Greg Kwedar and Clint Bentley’s Sing Sing is an honest, explorational, open-hearted acting exercise film.

It’s intimate and earnest and straight-dealing and “affecting” if you’re inclined to go there, but for me it felt very, very boring. After an hour’s worth, I mean. I sat there and waited and waited and waited…

Because it’s just about a prison situation. Sing Sing’s Rehabilitation Through The Arts program, which is absolutely a good idea and a good thing, Lord knows. But there’s no story, no story tension, nothing to hold you, nothing that pulls you in. It’s just about watching guys act or try to act.
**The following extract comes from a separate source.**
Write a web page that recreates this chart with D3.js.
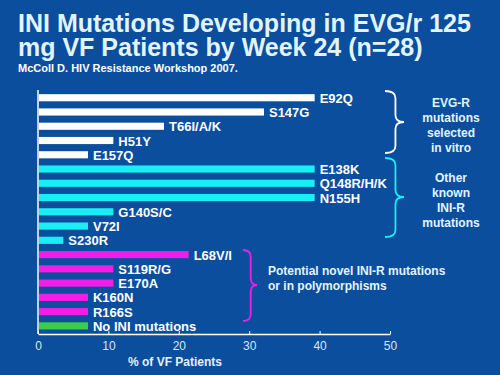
<!DOCTYPE html>
<html>
<head>
<meta charset="utf-8">
<script src="https://cdn.jsdelivr.net/npm/d3@7"></script>
<style>
  body { margin: 0; background: #0b4e9e; }
  svg { display: block; font-family: "Liberation Sans", Arial, sans-serif; }
</style>
</head>
<body>
<svg id="chart" width="500" height="375"></svg>
<script>
// mutation names, top to bottom
const mutations = ["E92Q", "S147G", "T66I/A/K", "H51Y", "E157Q",
    "E138K", "Q148R/H/K", "N155H", "G140S/C", "V72I", "S230R",
    "L68V/I", "S119R/G", "E170A", "K160N", "R166S", "No INI mutations"];
// % of VF patients (n=28)
const percents = [39.3, 32.1, 17.9, 10.7, 7.1,
    39.3, 39.3, 39.3, 10.7, 7.1, 3.6,
    21.4, 10.7, 10.7, 7.1, 7.1, 7.1];
const groups = ["evg", "evg", "evg", "evg", "evg",
    "known", "known", "known", "known", "known", "known",
    "novel", "novel", "novel", "novel", "novel", "none"];
const xTicks = [0, 10, 20, 30, 40, 50];

const COLORS = { evg: "#ffffff", known: "#19eef5", novel: "#f01ee6", none: "#3ccf46" };
const TEXT = "#e2f4ff";

const svg = d3.select("#chart");

// background
svg.append("rect").attr("width", 500).attr("height", 375).attr("fill", "#0b4e9e");

// Title
const title = svg.append("g").attr("fill", TEXT).style("font-weight", "bold");
title.append("text").attr("x", 18).attr("y", 32).style("font-size", "25px")
    .text("INI Mutations Developing in EVG/r 125");
title.append("text").attr("x", 18).attr("y", 56).style("font-size", "25px")
    .text("mg VF Patients by Week 24 (n=28)");
title.append("text").attr("x", 18).attr("y", 72).style("font-size", "11px")
    .attr("fill", "#ffffff")
    .text("McColl D. HIV Resistance Workshop 2007.");

const x = d3.scaleLinear().domain([0, 50]).range([38, 390]);
const y = d3.scaleBand().domain(mutations).range([90.6, 333]).paddingInner(0.5).paddingOuter(0.25);

// bars
svg.append("g").selectAll("rect")
    .data(mutations)
    .enter()
    .append("rect")
    .attr("x", x(0) + 1)
    .attr("y", d => y(d))
    .attr("width", (d, i) => x(percents[i]) - x(0) - 1)
    .attr("height", y.bandwidth())
    .attr("fill", (d, i) => COLORS[groups[i]]);

// bar labels
svg.append("g").selectAll("text")
    .data(mutations)
    .enter()
    .append("text")
    .attr("x", (d, i) => x(percents[i]) + 5)
    .attr("y", d => y(d) + y.bandwidth() / 2 + 5)
    .attr("fill", "#ffffff")
    .style("font-size", "13px")
    .style("font-weight", "bold")
    .text(d => d);

// axes
const xAxis = svg.append("g")
    .attr("transform", `translate(0, 334)`)
    .call(d3.axisBottom(x).tickValues(xTicks).tickSizeInner(-3).tickSizeOuter(0).tickPadding(7));
xAxis.select(".domain").attr("stroke", "#ffffff").attr("stroke-width", 1.5);
xAxis.selectAll(".tick line").attr("stroke", "#ffffff");
xAxis.selectAll(".tick text").attr("fill", "#d6e6f6")
    .style("font-size", "12px").style("font-family", "Liberation Sans, Arial, sans-serif");

svg.append("line")
    .attr("x1", 38).attr("x2", 38).attr("y1", 90).attr("y2", 334)
    .attr("stroke", "#ffffff").attr("stroke-width", 1.5);

svg.append("text")
    .attr("x", 175).attr("y", 366)
    .attr("text-anchor", "middle")
    .attr("fill", "#e2f0ff")
    .style("font-size", "12px").style("font-weight", "bold")
    .text("% of VF Patients");

// curly braces
function brace(x0, y0, y1, yTip, w, color) {
    const xm = x0 + w * 0.55, xt = x0 + w, r = 7;
    const p = `M${x0},${y0} Q${xm},${y0} ${xm},${y0 + r} L${xm},${yTip - r} Q${xm},${yTip} ${xt},${yTip}`
        + ` Q${xm},${yTip} ${xm},${yTip + r} L${xm},${y1 - r} Q${xm},${y1} ${x0},${y1}`;
    svg.append("path").attr("d", p).attr("fill", "none")
        .attr("stroke", color).attr("stroke-width", 1.8);
}
brace(385, 91, 153, 122, 19, "#ffffff");
brace(385, 158, 237, 197, 19, COLORS.known);
brace(243, 250, 321, 285, 14, COLORS.novel);

// annotations
function note(lines, cx, cy0, size, anchor) {
    svg.append("g").selectAll("text")
        .data(lines)
        .enter()
        .append("text")
        .attr("x", cx)
        .attr("y", (d, i) => cy0 + i * 15)
        .attr("text-anchor", anchor)
        .attr("fill", TEXT)
        .style("font-size", `${size}px`)
        .style("font-weight", "bold")
        .text(d => d);
}
note(["EVG-R", "mutations", "selected", "in vitro"], 451, 107, 12, "middle");
note(["Other", "known", "INI-R", "mutations"], 451, 182, 12, "middle");
note(["Potential novel INI-R mutations", "or in polymorphisms"], 268, 275, 12, "start");
</script>
</body>
</html>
Very good, straight-from-the-heart acting and hats off to Colman Domingo, but all you can do is sit there and be patient as you watch it and go “uh-huh.”

I made it to the end, and all I can say is “thank God I’m not doing time in Sing Sing prison.” Because this film certainly makes you feel as if you’re locked up, I can tell you. Thank God I have a certain amount of discipline and energy and a willingness to work hard and not give in to the usual vices and pitfalls, or else I might have become a criminal of some kind…who knows?

This is a very respectable MINOR FILM. I felt respect and a certain limited affection for the incarcerated characters, but thank God it ended when it did because I was starting to moan and groan a little bit.